Comprehensive Analysis
As of October 27, 2025, MOGU Inc. presents a classic case of a "net-net" stock, a company trading for less than its current assets minus all liabilities. This situation forces a valuation analysis that weighs a pristine balance sheet against a deeply unprofitable business. The stock's price of $3.10 is a fraction of its underlying asset value, but the ongoing cash burn from operations poses a serious risk to that value, making it a high-risk, high-reward scenario for value investors.
The most relevant valuation method for MOGU is the asset-based approach. The company's tangible book value per share is approximately $8.73, and more importantly, its net cash per share is about $6.08. An investor paying $3.10 is theoretically buying $6.08 in cash and getting the rest of the business for free. This significant discount to its net assets is the primary argument for the stock being undervalued and forms the basis for its fair value range.

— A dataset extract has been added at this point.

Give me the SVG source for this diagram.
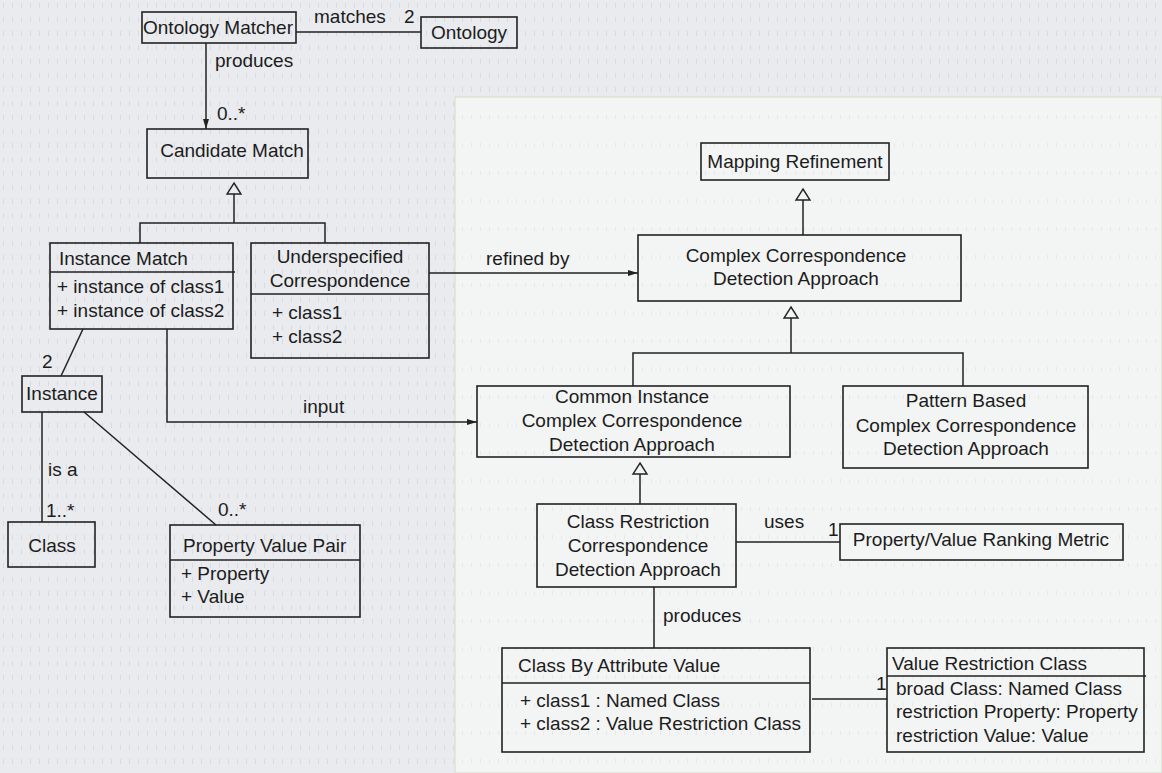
<svg xmlns="http://www.w3.org/2000/svg" width="1162" height="773" viewBox="0 0 1162 773">
  <defs>
    <!-- faint scan-line texture for the page background -->
    <pattern id="scan" x="0" y="0" width="9" height="14" patternUnits="userSpaceOnUse">
      <rect width="9" height="14" fill="#e9ebee"/>
      <rect x="3" y="3" width="1" height="5" fill="#d8dbe0"/>
    </pattern>
    <pattern id="scanLight" x="0" y="0" width="9" height="28" patternUnits="userSpaceOnUse">
      <rect width="9" height="28" fill="#f3f4f4"/>
      <rect x="3" y="3" width="1" height="4" fill="#e6e8ea"/>
    </pattern>
    <!-- plain arrowhead for directed associations -->
    <marker id="arrow" viewBox="0 0 10 8" refX="10" refY="4" markerWidth="10" markerHeight="8" markerUnits="userSpaceOnUse" orient="auto">
      <path d="M0,1 L10,4 L0,7 Z" fill="#222"/>
    </marker>
    <!-- hollow generalization triangle, tip at origin, pointing up -->
    <path id="gen" d="M0,0 L7,11 L-7,11 Z" fill="none" stroke="#222" stroke-width="1.4"/>
  </defs>
  <style>
    .box { fill: none; stroke: #222; stroke-width: 1.6; }
    .line { fill: none; stroke: #222; stroke-width: 1.5; }
    text { font-family: "Liberation Sans", Arial, sans-serif; font-size: 19px; fill: #1c1c1c; }
    .c { text-anchor: middle; }
  </style>

  <!-- background -->
  <rect x="0" y="0" width="1162" height="773" fill="url(#scan)"/>
  <rect x="455" y="97" width="707" height="676" fill="url(#scanLight)" stroke="#d9e0cc" stroke-width="1.2"/>

  <!-- connectors -->
  <g id="connectors">
    <!-- Ontology Matcher matches Ontology -->
    <line class="line" x1="296" y1="32" x2="421" y2="32"/>
    <text x="314" y="23">matches</text>
    <text x="404" y="23">2</text>

    <!-- Ontology Matcher produces Candidate Match -->
    <line class="line" x1="206" y1="43" x2="206" y2="129" marker-end="url(#arrow)"/>
    <text x="215" y="67">produces</text>
    <text x="217" y="120">0..*</text>

    <!-- generalization to Candidate Match -->
    <use href="#gen" x="234" y="183"/>
    <polyline class="line" points="234,194 234,223"/>
    <polyline class="line" points="140,243 140,223 325,223 325,243"/>

    <!-- Underspecified Correspondence refined by Complex Correspondence Detection Approach -->
    <line class="line" x1="429" y1="273" x2="638" y2="273" marker-end="url(#arrow)"/>
    <text x="486" y="265">refined by</text>

    <!-- Instance Match to Instance -->
    <line class="line" x1="83" y1="329" x2="61" y2="376"/>
    <text x="42" y="368">2</text>

    <!-- Instance Match input to Common Instance approach -->
    <polyline class="line" points="167,329 167,422 477,422" marker-end="url(#arrow)"/>
    <text x="303" y="413">input</text>

    <!-- Instance is a Class -->
    <line class="line" x1="42" y1="412" x2="42" y2="522"/>
    <text x="48" y="476">is a</text>
    <text x="46" y="517">1..*</text>

    <!-- Instance to Property Value Pair -->
    <line class="line" x1="84" y1="412" x2="216" y2="525"/>
    <text x="218" y="516">0..*</text>

    <!-- generalization to Mapping Refinement -->
    <use href="#gen" x="803" y="189"/>
    <line class="line" x1="803" y1="200" x2="803" y2="235"/>

    <!-- generalization to Complex Correspondence Detection Approach -->
    <use href="#gen" x="791" y="307"/>
    <line class="line" x1="791" y1="318" x2="791" y2="353"/>
    <polyline class="line" points="633,386 633,353 963,353 963,386"/>

    <!-- generalization to Common Instance approach -->
    <use href="#gen" x="640" y="463"/>
    <line class="line" x1="640" y1="474" x2="640" y2="504"/>

    <!-- Class Restriction approach uses ranking metric -->
    <line class="line" x1="736" y1="542" x2="840" y2="542"/>
    <text x="764" y="528">uses</text>
    <text x="828" y="536">1</text>

    <!-- Class Restriction approach produces Class By Attribute Value -->
    <line class="line" x1="654" y1="587" x2="654" y2="648"/>
    <text x="663" y="622">produces</text>

    <!-- Class By Attribute Value to Value Restriction Class -->
    <line class="line" x1="812" y1="699" x2="887" y2="699"/>
    <text x="876" y="690">1</text>
  </g>

  <!-- nodes -->
  <g id="ontology-matcher">
    <rect class="box" x="142" y="12" width="154" height="31"/>
    <text class="c" x="218" y="34">Ontology Matcher</text>
  </g>

  <g id="ontology">
    <rect class="box" x="421" y="17" width="96" height="31"/>
    <text class="c" x="469" y="39">Ontology</text>
  </g>

  <g id="candidate-match">
    <rect class="box" x="147" y="129" width="161" height="49"/>
    <text class="c" x="232" y="157">Candidate Match</text>
  </g>

  <g id="instance-match">
    <rect class="box" x="50" y="243" width="183" height="86"/>
    <line class="box" x1="50" y1="272" x2="235" y2="272"/>
    <text x="59" y="265">Instance Match</text>
    <text x="57" y="293">+ instance of class1</text>
    <text x="57" y="317">+ instance of class2</text>
  </g>

  <g id="underspecified-correspondence">
    <rect class="box" x="251" y="243" width="178" height="115"/>
    <line class="box" x1="251" y1="294" x2="429" y2="294"/>
    <text class="c" x="340" y="263">Underspecified</text>
    <text class="c" x="340" y="287">Correspondence</text>
    <text x="272" y="319">+ class1</text>
    <text x="272" y="343">+ class2</text>
  </g>

  <g id="instance">
    <rect class="box" x="22" y="376" width="80" height="36"/>
    <text class="c" x="62" y="400">Instance</text>
  </g>

  <g id="class">
    <rect class="box" x="8" y="522" width="87" height="45"/>
    <text class="c" x="52" y="552">Class</text>
  </g>

  <g id="property-value-pair">
    <rect class="box" x="170" y="525" width="190" height="92"/>
    <line class="box" x1="170" y1="560" x2="360" y2="560"/>
    <text x="183" y="552">Property Value Pair</text>
    <text x="181" y="580">+ Property</text>
    <text x="181" y="603">+ Value</text>
  </g>

  <g id="mapping-refinement">
    <rect class="box" x="701" y="143" width="188" height="37"/>
    <text class="c" x="795" y="168">Mapping Refinement</text>
  </g>

  <g id="complex-correspondence">
    <rect class="box" x="638" y="235" width="323" height="66"/>
    <text class="c" x="796" y="262">Complex Correspondence</text>
    <text class="c" x="796" y="285">Detection Approach</text>
  </g>

  <g id="common-instance">
    <rect class="box" x="477" y="386" width="313" height="71"/>
    <text class="c" x="632" y="403">Common Instance</text>
    <text class="c" x="632" y="427">Complex Correspondence</text>
    <text class="c" x="632" y="451">Detection Approach</text>
  </g>

  <g id="pattern-based">
    <rect class="box" x="843" y="386" width="245" height="82"/>
    <text class="c" x="966" y="407">Pattern Based</text>
    <text class="c" x="966" y="432">Complex Correspondence</text>
    <text class="c" x="966" y="455">Detection Approach</text>
  </g>

  <g id="class-restriction">
    <rect class="box" x="537" y="504" width="199" height="83"/>
    <text class="c" x="638" y="528">Class Restriction</text>
    <text class="c" x="638" y="552">Correspondence</text>
    <text class="c" x="638" y="576">Detection Approach</text>
  </g>

  <g id="ranking-metric">
    <rect class="box" x="840" y="524" width="283" height="36"/>
    <text class="c" x="981" y="546">Property/Value Ranking Metric</text>
  </g>

  <g id="class-by-attribute-value">
    <rect class="box" x="502" y="648" width="308" height="104"/>
    <line class="box" x1="502" y1="683" x2="810" y2="683"/>
    <text x="518" y="672">Class By Attribute Value</text>
    <text x="520" y="707">+ class1 : Named Class</text>
    <text x="520" y="730">+ class2 : Value Restriction Class</text>
  </g>

  <g id="value-restriction-class">
    <rect class="box" x="887" y="648" width="257" height="104"/>
    <line class="box" x1="887" y1="676" x2="1146" y2="676"/>
    <text x="892" y="670">Value Restriction Class</text>
    <text x="896" y="695">broad Class: Named Class</text>
    <text x="896" y="718">restriction Property: Property</text>
    <text x="896" y="742">restriction Value: Value</text>
  </g>
</svg>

Conversely, other traditional valuation methods highlight the company's severe operational weaknesses. Earnings-based multiples like P/E are not applicable because earnings are negative, and a negative Enterprise Value makes EV-based multiples meaningless. The cash-flow approach is particularly alarming, showing a deeply negative free cash flow yield of over -40%. This indicates the business is rapidly burning through the very cash that makes its balance sheet so attractive. In conclusion, while the assets provide a strong floor for valuation, the market is pricing in the high probability of continued losses eroding this value over time.